[Items from a dataset]
———

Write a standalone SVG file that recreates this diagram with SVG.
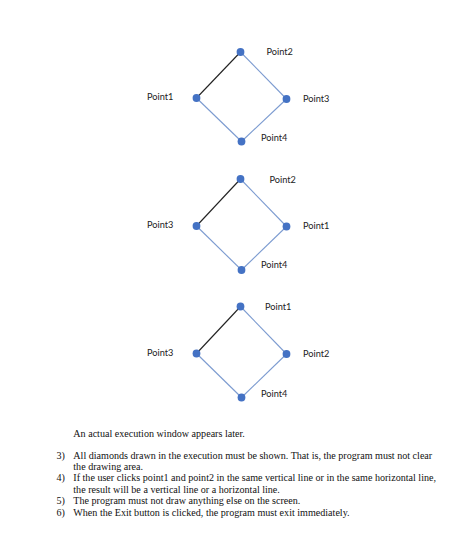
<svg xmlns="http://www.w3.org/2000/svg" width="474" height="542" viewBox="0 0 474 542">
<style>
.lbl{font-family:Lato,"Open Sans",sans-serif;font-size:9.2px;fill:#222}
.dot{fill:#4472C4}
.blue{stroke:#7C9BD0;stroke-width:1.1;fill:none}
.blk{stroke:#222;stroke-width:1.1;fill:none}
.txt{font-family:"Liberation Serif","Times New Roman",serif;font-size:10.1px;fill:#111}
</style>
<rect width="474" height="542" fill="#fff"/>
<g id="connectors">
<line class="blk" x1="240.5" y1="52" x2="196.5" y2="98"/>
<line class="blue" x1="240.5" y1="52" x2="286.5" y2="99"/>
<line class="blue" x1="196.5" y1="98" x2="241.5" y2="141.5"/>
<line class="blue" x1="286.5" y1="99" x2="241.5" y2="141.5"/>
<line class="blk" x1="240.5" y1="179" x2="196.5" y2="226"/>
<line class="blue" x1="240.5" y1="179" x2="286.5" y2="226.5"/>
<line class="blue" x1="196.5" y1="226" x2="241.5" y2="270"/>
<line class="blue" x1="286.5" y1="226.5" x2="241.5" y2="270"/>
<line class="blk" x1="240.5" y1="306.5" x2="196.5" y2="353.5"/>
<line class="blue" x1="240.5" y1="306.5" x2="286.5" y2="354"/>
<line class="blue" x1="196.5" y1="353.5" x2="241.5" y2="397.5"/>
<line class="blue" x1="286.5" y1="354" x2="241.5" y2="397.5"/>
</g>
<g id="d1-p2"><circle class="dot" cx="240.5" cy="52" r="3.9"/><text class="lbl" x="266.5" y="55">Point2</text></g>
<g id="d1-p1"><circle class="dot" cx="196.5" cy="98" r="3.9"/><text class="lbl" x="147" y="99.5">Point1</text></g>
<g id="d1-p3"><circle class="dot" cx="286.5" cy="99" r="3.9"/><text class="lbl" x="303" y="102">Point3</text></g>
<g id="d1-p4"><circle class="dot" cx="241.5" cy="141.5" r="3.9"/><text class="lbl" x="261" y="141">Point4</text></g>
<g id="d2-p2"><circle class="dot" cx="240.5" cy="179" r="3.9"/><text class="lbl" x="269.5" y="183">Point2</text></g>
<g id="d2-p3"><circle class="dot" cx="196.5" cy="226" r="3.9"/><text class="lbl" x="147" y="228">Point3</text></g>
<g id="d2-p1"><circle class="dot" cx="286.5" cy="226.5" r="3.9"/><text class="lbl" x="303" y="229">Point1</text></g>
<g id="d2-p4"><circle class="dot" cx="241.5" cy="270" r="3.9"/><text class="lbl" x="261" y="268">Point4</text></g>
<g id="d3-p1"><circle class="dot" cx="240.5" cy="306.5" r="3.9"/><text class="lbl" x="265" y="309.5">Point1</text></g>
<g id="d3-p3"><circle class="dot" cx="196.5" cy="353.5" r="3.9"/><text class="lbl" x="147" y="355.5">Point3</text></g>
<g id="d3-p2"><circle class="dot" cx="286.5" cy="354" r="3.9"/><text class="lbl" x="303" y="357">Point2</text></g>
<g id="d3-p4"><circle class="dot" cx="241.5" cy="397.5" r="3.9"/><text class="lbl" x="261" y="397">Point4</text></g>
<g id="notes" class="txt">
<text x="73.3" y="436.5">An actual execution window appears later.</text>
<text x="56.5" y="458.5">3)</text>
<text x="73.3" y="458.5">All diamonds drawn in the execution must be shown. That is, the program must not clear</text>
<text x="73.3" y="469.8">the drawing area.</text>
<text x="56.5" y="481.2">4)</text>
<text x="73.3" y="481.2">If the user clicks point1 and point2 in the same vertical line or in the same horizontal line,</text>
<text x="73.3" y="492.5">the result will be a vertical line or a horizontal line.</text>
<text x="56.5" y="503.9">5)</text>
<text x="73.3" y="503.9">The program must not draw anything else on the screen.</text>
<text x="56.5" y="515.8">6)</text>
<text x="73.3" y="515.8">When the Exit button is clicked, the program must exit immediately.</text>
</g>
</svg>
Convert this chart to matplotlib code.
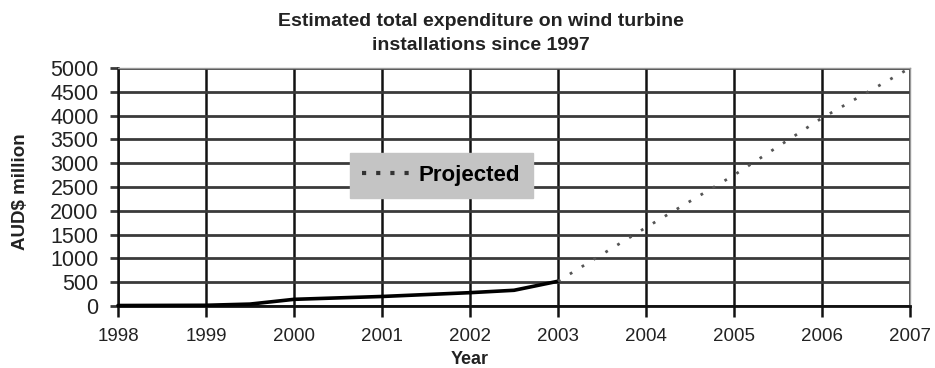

———

● **Directions for this task**
Repeat the records above verbatim, with no pictures in the result.

● **Reply to the exercise**
Write a standalone SVG file that recreates this diagram with SVG.
<svg xmlns="http://www.w3.org/2000/svg" width="474" height="542" viewBox="0 0 474 542">
<style>
.lbl{font-family:Lato,"Open Sans",sans-serif;font-size:9.2px;fill:#222}
.dot{fill:#4472C4}
.blue{stroke:#7C9BD0;stroke-width:1.1;fill:none}
.blk{stroke:#222;stroke-width:1.1;fill:none}
.txt{font-family:"Liberation Serif","Times New Roman",serif;font-size:10.1px;fill:#111}
</style>
<rect width="474" height="542" fill="#fff"/>
<g id="connectors">
<line class="blk" x1="240.5" y1="52" x2="196.5" y2="98"/>
<line class="blue" x1="240.5" y1="52" x2="286.5" y2="99"/>
<line class="blue" x1="196.5" y1="98" x2="241.5" y2="141.5"/>
<line class="blue" x1="286.5" y1="99" x2="241.5" y2="141.5"/>
<line class="blk" x1="240.5" y1="179" x2="196.5" y2="226"/>
<line class="blue" x1="240.5" y1="179" x2="286.5" y2="226.5"/>
<line class="blue" x1="196.5" y1="226" x2="241.5" y2="270"/>
<line class="blue" x1="286.5" y1="226.5" x2="241.5" y2="270"/>
<line class="blk" x1="240.5" y1="306.5" x2="196.5" y2="353.5"/>
<line class="blue" x1="240.5" y1="306.5" x2="286.5" y2="354"/>
<line class="blue" x1="196.5" y1="353.5" x2="241.5" y2="397.5"/>
<line class="blue" x1="286.5" y1="354" x2="241.5" y2="397.5"/>
</g>
<g id="d1-p2"><circle class="dot" cx="240.5" cy="52" r="3.9"/><text class="lbl" x="266.5" y="55">Point2</text></g>
<g id="d1-p1"><circle class="dot" cx="196.5" cy="98" r="3.9"/><text class="lbl" x="147" y="99.5">Point1</text></g>
<g id="d1-p3"><circle class="dot" cx="286.5" cy="99" r="3.9"/><text class="lbl" x="303" y="102">Point3</text></g>
<g id="d1-p4"><circle class="dot" cx="241.5" cy="141.5" r="3.9"/><text class="lbl" x="261" y="141">Point4</text></g>
<g id="d2-p2"><circle class="dot" cx="240.5" cy="179" r="3.9"/><text class="lbl" x="269.5" y="183">Point2</text></g>
<g id="d2-p3"><circle class="dot" cx="196.5" cy="226" r="3.9"/><text class="lbl" x="147" y="228">Point3</text></g>
<g id="d2-p1"><circle class="dot" cx="286.5" cy="226.5" r="3.9"/><text class="lbl" x="303" y="229">Point1</text></g>
<g id="d2-p4"><circle class="dot" cx="241.5" cy="270" r="3.9"/><text class="lbl" x="261" y="268">Point4</text></g>
<g id="d3-p1"><circle class="dot" cx="240.5" cy="306.5" r="3.9"/><text class="lbl" x="265" y="309.5">Point1</text></g>
<g id="d3-p3"><circle class="dot" cx="196.5" cy="353.5" r="3.9"/><text class="lbl" x="147" y="355.5">Point3</text></g>
<g id="d3-p2"><circle class="dot" cx="286.5" cy="354" r="3.9"/><text class="lbl" x="303" y="357">Point2</text></g>
<g id="d3-p4"><circle class="dot" cx="241.5" cy="397.5" r="3.9"/><text class="lbl" x="261" y="397">Point4</text></g>
<g id="notes" class="txt">
<text x="73.3" y="436.5">An actual execution window appears later.</text>
<text x="56.5" y="458.5">3)</text>
<text x="73.3" y="458.5">All diamonds drawn in the execution must be shown. That is, the program must not clear</text>
<text x="73.3" y="469.8">the drawing area.</text>
<text x="56.5" y="481.2">4)</text>
<text x="73.3" y="481.2">If the user clicks point1 and point2 in the same vertical line or in the same horizontal line,</text>
<text x="73.3" y="492.5">the result will be a vertical line or a horizontal line.</text>
<text x="56.5" y="503.9">5)</text>
<text x="73.3" y="503.9">The program must not draw anything else on the screen.</text>
<text x="56.5" y="515.8">6)</text>
<text x="73.3" y="515.8">When the Exit button is clicked, the program must exit immediately.</text>
</g>
</svg>
Convert this chart to matplotlib code.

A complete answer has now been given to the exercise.